IBM ahead of the rest
Big Blue, as you might imagine, is very big on this performance leap, which leaves rivals HP, Sun Microsystems, and Fujitsu-Siemens in the dust. Once in a great while, a technology comes along and changes the competitive landscape, boasted Adalio Sanchez, general manager of IBM’s pSeries Unix server division, as he announced the results. He said that this was not just about a benchmark test, but about IBM’s demonstration that it is committed to full system designs, not just cranking up the clock speeds on server processors (that barb is aimed at you, Intel) or talk about their new, flashy operating system (that barb’s for you, Sun Microsystems). To lead in the next generation of Unix, you have to focus on the system.

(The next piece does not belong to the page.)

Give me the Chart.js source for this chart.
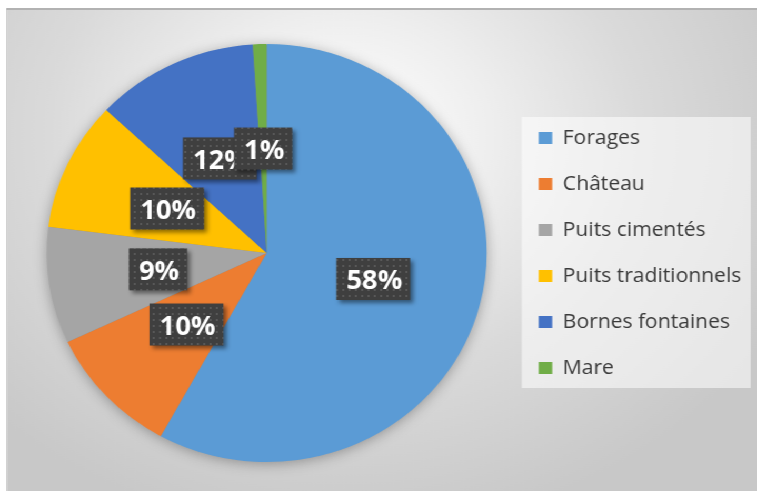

This strategy has already worked for IBM, which launched its Power4-based Regatta servers three years ago and has eaten 10 points of Unix revenue market share in that time. The Power4 chips were the first processors in the world to put two cores on a single chip, but more importantly, the chip and system design of the Regatta systems allowed IBM to do from two to four times the amount of work per processor core on OLTP workloads as competing Unix system designs. The former makes great public relations, but the latter makes money in a world of CPU-based software pricing.

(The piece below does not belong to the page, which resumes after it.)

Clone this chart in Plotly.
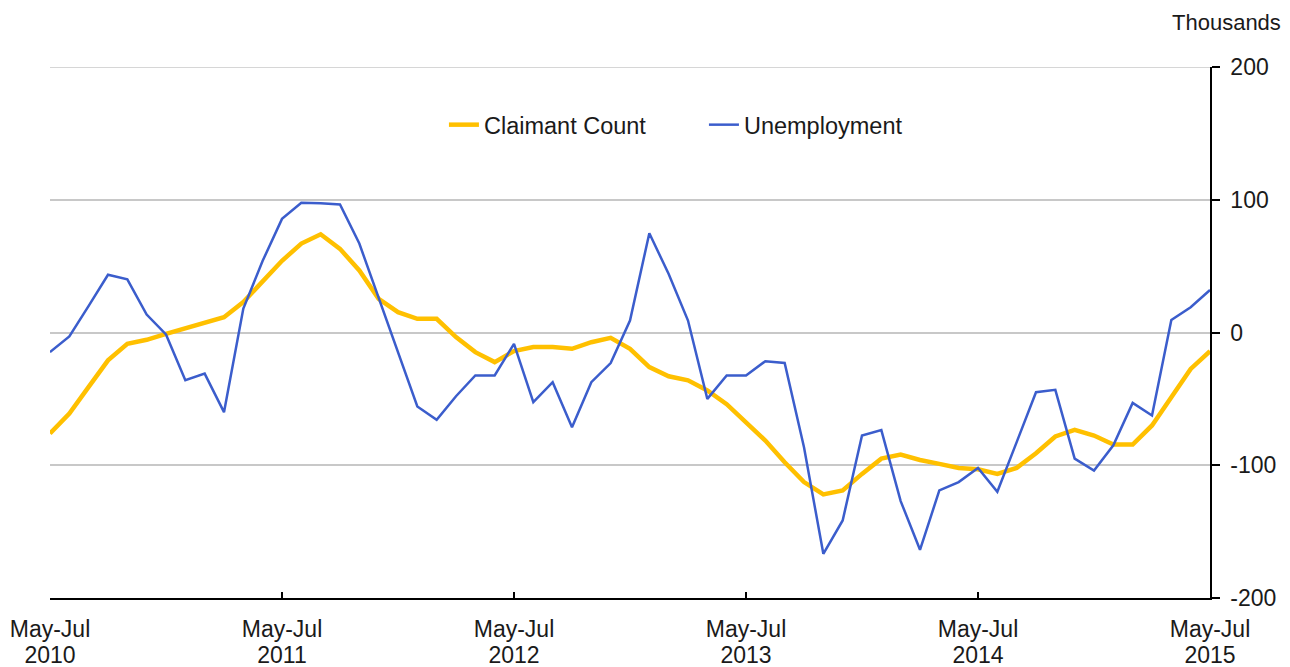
import plotly.graph_objects as go

months = ["Jan", "Feb", "Mar", "Apr", "May", "Jun", "Jul", "Aug", "Sep", "Oct", "Nov", "Dec"]
periods = []
for k in range(61):
    m = 4 + k
    y0 = 2010 + m // 12
    m2 = m + 2
    periods.append(f"{months[m % 12]}-{months[m2 % 12]} {y0 + (m2 // 12 - m // 12)}")

tick_periods = ["May-Jul 2010", "May-Jul 2011", "May-Jul 2012", "May-Jul 2013", "May-Jul 2014", "May-Jul 2015"]
tick_months = ["May-Jul", "May-Jul", "May-Jul", "May-Jul", "May-Jul", "May-Jul"]
tick_years = ["2010", "2011", "2012", "2013", "2014", "2015"]

claimant_count = [
    -76, -61, -41, -21, -8.5, -5.5, -1, 3.3, 7, 11.5,
    23, 38, 54, 67, 74, 63, 46.7, 25.4, 15.3, 10.3,
    10.3, -3.5, -14.8, -22.3, -14, -11, -11, -12.3, -7.3, -4,
    -12.3, -26, -33, -36, -43.7, -54, -67.5, -81.4, -97.7, -112.7,
    -122, -119, -106.5, -95, -92, -96, -99, -102, -103, -106.5,
    -102, -91, -78.3, -73.3, -77.6, -84.4, -84.4, -70, -48.7, -27.4,
    -14,
]

unemployment = [
    -14.8, -3, 20, 43.5, 40, 13.5, -1.5, -36, -31, -60,
    18, 54, 85.6, 97.7, 97.4, 96.4, 67, 26, -15, -55.7,
    -65.8, -48, -32.4, -32.4, -8.5, -52.5, -37.4, -71.3, -37.4, -23,
    9, 74.8, 44, 9, -50, -32.4, -32.4, -21.6, -23, -86.4,
    -166.7, -141.6, -77.6, -73.5, -127, -163.7, -119, -112.7, -102, -120,
    -82.6, -45, -43.2, -95, -104, -85, -53, -62.5, 9.5, 19,
    32,
]

y_ticks = [200, 100, 0, -100, -200]
y_tick_labels = ["200", "100", "0", "-100", "-200"]

FONT = "Liberation Sans, Arial, sans-serif"
TXT = "#1a1a1a"

fig = go.Figure()
fig.add_trace(go.Scatter(
    x=periods, y=claimant_count, name="Claimant Count", mode="lines",
    line=dict(color="#FFC000", width=4.5),
))
fig.add_trace(go.Scatter(
    x=periods, y=unemployment, name="Unemployment", mode="lines",
    line=dict(color="#3B5DCC", width=2.5),
))
# carrier for the second (year) row of x tick labels
fig.add_trace(go.Scatter(
    x=periods, y=unemployment, xaxis="x2", mode="lines",
    line=dict(width=0), opacity=0, showlegend=False, hoverinfo="skip",
))

fig.update_layout(
    width=1282, height=659,
    margin=dict(l=42, r=80, t=59, b=69),
    paper_bgcolor="white", plot_bgcolor="white",
    font=dict(family=FONT, size=23, color=TXT),
    showlegend=True,
    legend=dict(
        orientation="h", x=0.3396, xanchor="left", y=0.891, yanchor="middle",
        bgcolor="rgba(0,0,0,0)", font=dict(size=23.5, color=TXT),
        entrywidth=215, entrywidthmode="pixels",
    ),
    xaxis=dict(
        type="category", categoryorder="array", categoryarray=periods,
        range=[0, 60], automargin=False,
        tickvals=tick_periods, ticktext=tick_months,
        showline=True, linecolor="black", linewidth=1.5,
        ticks="inside", ticklen=6, tickcolor="black", tickwidth=1.5,
        showgrid=False, zeroline=False,
        ticklabelstandoff=10,
        tickfont=dict(size=23, color=TXT),
    ),
    xaxis2=dict(
        type="category", categoryorder="array", categoryarray=periods,
        range=[0, 60], automargin=False,
        overlaying="x", side="bottom", anchor="y",
        tickvals=tick_periods, ticktext=tick_years,
        showline=False, ticks="", showgrid=False, zeroline=False,
        ticklabelstandoff=41,
        tickfont=dict(size=23, color=TXT),
    ),
    yaxis=dict(
        side="right", range=[-200, 200], automargin=False,
        tickvals=y_ticks, ticktext=y_tick_labels,
        showline=True, linecolor="black", linewidth=1.5,
        ticks="outside", ticklen=8, tickcolor="black", tickwidth=1.5,
        showgrid=True, gridcolor="#c8c8c8", gridwidth=1.5,
        zeroline=False,
        ticklabelstandoff=6,
        tickfont=dict(size=23, color=TXT),
    ),
    shapes=[dict(
        type="line", xref="paper", yref="y", x0=0, x1=1,
        y0=max(y_ticks), y1=max(y_ticks),
        line=dict(color="#c8c8c8", width=1.5), layer="below",
    )],
    annotations=[dict(
        text="Thousands", xref="paper", yref="paper",
        x=1.0629, y=1.0847, xanchor="right", yanchor="middle",
        showarrow=False, font=dict(size=22, color=TXT),
    )],
)

fig.write_html("out.html")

IBM’s share gains in Unix are well deserved, and they have prompted competitive responses from Sun and HP. (Sun has shifted to Opterons on the low end and Fujitsu-designed servers at the high-end as it finishes out its massively multicored processors; HP has stayed competitive mainly by cutting prices on its Integrity line when forced to).

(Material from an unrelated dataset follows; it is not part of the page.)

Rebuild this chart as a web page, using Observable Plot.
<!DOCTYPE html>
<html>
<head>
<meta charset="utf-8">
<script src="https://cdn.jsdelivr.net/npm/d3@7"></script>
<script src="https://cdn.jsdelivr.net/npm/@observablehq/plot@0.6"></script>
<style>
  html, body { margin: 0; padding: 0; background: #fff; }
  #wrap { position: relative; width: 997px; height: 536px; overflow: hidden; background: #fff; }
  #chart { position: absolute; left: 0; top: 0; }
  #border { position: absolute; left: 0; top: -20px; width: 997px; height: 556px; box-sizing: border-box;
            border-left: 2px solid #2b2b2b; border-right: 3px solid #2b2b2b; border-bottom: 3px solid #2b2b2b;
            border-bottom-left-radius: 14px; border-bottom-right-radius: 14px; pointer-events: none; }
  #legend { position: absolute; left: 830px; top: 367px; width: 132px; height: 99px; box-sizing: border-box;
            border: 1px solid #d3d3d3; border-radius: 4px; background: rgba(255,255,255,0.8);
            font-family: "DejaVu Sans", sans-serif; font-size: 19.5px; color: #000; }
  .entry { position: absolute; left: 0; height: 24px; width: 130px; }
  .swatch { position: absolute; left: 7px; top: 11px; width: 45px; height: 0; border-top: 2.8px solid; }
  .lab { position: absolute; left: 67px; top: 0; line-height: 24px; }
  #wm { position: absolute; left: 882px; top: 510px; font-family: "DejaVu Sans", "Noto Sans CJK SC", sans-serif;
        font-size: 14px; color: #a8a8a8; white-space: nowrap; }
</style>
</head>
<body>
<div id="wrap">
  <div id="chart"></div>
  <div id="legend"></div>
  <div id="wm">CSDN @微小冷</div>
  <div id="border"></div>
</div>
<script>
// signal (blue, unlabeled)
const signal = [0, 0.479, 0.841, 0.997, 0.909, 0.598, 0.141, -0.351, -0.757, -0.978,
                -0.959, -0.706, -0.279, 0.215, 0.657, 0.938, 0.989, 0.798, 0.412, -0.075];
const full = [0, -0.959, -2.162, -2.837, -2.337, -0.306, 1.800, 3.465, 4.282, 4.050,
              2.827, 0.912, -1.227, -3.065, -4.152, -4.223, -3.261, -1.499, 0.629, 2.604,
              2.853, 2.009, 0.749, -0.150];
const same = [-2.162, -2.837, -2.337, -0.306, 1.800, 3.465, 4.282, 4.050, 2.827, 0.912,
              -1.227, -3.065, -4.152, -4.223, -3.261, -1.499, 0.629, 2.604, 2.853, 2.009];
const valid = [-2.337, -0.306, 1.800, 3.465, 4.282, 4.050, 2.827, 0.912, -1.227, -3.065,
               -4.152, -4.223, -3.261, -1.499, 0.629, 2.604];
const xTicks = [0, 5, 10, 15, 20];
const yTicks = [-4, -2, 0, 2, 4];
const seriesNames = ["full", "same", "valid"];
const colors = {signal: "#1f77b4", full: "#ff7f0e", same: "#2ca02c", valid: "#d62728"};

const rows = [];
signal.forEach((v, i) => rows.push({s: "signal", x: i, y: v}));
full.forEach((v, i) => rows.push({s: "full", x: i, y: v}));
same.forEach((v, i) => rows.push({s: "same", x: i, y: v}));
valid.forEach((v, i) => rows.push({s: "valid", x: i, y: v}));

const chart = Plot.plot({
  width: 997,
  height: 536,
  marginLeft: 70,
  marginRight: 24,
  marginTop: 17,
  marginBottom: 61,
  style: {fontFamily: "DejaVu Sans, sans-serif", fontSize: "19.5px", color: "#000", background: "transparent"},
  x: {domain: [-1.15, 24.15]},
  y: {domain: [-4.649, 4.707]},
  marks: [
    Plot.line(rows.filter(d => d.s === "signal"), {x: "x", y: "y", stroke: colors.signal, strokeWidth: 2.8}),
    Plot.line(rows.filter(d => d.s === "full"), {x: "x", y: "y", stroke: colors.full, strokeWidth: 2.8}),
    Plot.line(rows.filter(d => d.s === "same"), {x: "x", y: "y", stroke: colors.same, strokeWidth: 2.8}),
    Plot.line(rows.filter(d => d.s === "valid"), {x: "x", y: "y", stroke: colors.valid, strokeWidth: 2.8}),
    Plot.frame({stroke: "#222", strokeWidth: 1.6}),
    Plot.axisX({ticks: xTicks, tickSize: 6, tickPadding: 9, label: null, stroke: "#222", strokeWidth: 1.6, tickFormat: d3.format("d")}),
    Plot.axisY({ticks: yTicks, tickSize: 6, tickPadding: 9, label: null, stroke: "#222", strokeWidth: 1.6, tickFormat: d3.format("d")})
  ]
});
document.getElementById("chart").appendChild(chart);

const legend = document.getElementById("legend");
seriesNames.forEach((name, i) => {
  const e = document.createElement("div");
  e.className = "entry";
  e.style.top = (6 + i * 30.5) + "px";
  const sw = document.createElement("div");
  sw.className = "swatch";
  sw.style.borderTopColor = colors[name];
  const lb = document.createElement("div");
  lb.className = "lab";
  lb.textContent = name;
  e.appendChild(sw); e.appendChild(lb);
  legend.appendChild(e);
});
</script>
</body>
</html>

IBM is not letting up now that it has attained such performance with the Power5 servers. While Mr Sanchez talked up the p5 595 engineering feat, he forewarned competitors that IBM was well into Power6 systems and starting development of Power7 systems. IBM wants to get a 40% share of the Unix server market within the next several years, and if IBM can keep selling proprietary iSeries midrange and zSeries mainframe servers at the premium they command compared to Unix servers, there is little to stop IBM from undercutting its Unix rivals in a price war for midrange and big Unix iron.
Consolidating zSeries
What IBM does not point out is that the p5 595 performance results, and the impressive bang for the buck they deliver, also make its flagship – or dare we say formerly flagship? – zSeries mainframes look slow and overpriced compared IBM’s own Unix gear. IBM does not do TPC-C tests on its mainframes (at least it does not talk about them publicly), but using back-of-the-envelope math, I reckon that a top-end 32-way zSeries 990-332, which is rated at 9,060 MIPS, can do about 450,000 TPM on the TPC-C test. That’s it.
The base zSeries 990-332 machine, without disk and memory, costs around $15 million. If you had to beef it up with an appropriate amount of memory and disk, the mainframe hardware might cost $30 million. If you have to add monthly software fees for three years to this machine, it is probably on the order of $50 million for this machine over three years, including maintenance. Mainframes don’t have list prices – which used to be against the law for IBM – so it is hard to say for sure.
Even if you assume a 50% discount, after adding in the software costs, you are talking about $55 per TPM. That’s a 10 to 1 price premium. And it will get worse as the Power6 and Power7 generations roll out, unless IBM consolidates the zSeries into one of these future Power-based servers. And that is why many people believe IBM will do just that, as it has already done with its proprietary OS/400-based servers.